### Task requirements
Scan the listing below. Report each line that includes "matplotlib".

### Task data
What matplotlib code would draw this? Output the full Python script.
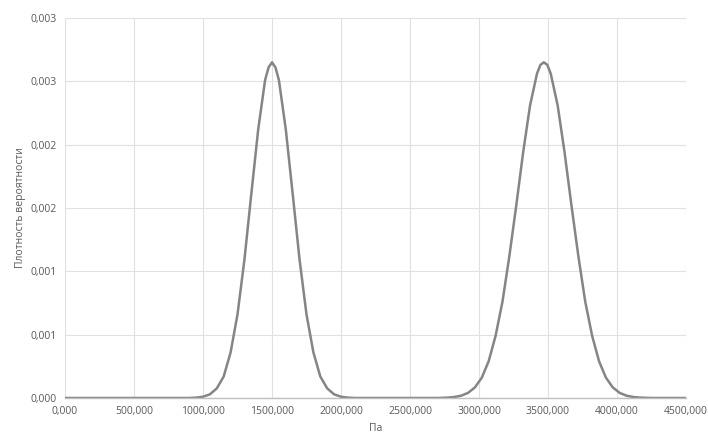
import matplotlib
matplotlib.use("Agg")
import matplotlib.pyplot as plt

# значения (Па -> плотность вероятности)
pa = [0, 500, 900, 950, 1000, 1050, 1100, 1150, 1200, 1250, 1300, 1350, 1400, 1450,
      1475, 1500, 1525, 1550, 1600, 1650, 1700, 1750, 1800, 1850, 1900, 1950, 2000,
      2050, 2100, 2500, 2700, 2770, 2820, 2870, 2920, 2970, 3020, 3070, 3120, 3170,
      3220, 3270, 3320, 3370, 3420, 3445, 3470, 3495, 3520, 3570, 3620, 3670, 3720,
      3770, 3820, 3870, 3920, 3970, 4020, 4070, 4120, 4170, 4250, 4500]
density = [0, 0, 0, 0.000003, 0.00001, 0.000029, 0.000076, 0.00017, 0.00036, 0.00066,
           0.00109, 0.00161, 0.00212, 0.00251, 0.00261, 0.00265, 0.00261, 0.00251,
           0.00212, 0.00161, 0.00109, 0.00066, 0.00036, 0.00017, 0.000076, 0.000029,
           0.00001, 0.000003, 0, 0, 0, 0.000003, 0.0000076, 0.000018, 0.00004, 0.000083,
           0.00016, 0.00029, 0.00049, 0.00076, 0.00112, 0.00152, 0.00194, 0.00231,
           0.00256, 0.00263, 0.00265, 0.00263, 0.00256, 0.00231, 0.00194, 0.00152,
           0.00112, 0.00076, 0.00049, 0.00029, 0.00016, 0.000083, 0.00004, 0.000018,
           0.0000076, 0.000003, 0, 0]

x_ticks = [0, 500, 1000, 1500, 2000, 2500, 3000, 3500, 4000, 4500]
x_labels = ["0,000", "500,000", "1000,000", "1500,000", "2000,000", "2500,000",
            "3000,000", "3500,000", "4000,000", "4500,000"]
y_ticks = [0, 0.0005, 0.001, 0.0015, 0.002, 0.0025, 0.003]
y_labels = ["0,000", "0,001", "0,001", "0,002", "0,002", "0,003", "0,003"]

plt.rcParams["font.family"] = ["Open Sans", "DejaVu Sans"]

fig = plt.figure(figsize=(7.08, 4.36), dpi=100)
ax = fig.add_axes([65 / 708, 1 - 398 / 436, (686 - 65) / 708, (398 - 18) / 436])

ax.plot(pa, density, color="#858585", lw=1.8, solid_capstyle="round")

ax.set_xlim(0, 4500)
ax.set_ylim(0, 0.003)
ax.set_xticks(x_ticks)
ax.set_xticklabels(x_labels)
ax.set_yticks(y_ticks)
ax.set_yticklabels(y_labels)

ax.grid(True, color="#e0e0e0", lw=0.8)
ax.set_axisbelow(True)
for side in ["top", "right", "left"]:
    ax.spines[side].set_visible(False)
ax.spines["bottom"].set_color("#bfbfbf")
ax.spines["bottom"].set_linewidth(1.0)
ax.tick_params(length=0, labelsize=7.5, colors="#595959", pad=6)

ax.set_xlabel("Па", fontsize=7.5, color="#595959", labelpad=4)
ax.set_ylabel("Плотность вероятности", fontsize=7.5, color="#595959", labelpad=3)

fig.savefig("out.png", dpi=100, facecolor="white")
---
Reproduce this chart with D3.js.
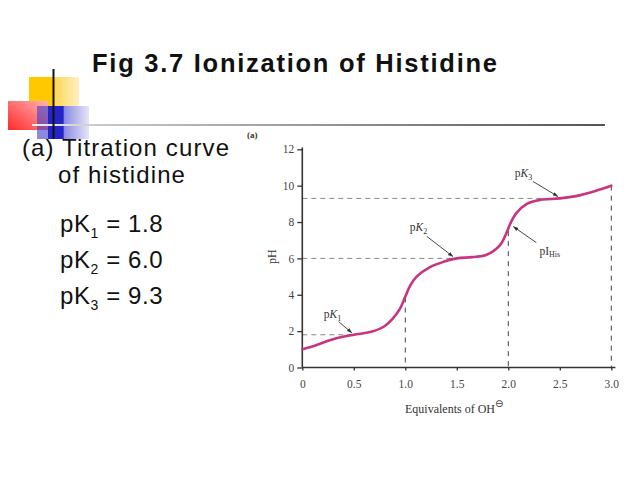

### Full output
What matplotlib code would draw this? Output the full Python script.
import matplotlib
matplotlib.use("Agg")
import matplotlib.pyplot as plt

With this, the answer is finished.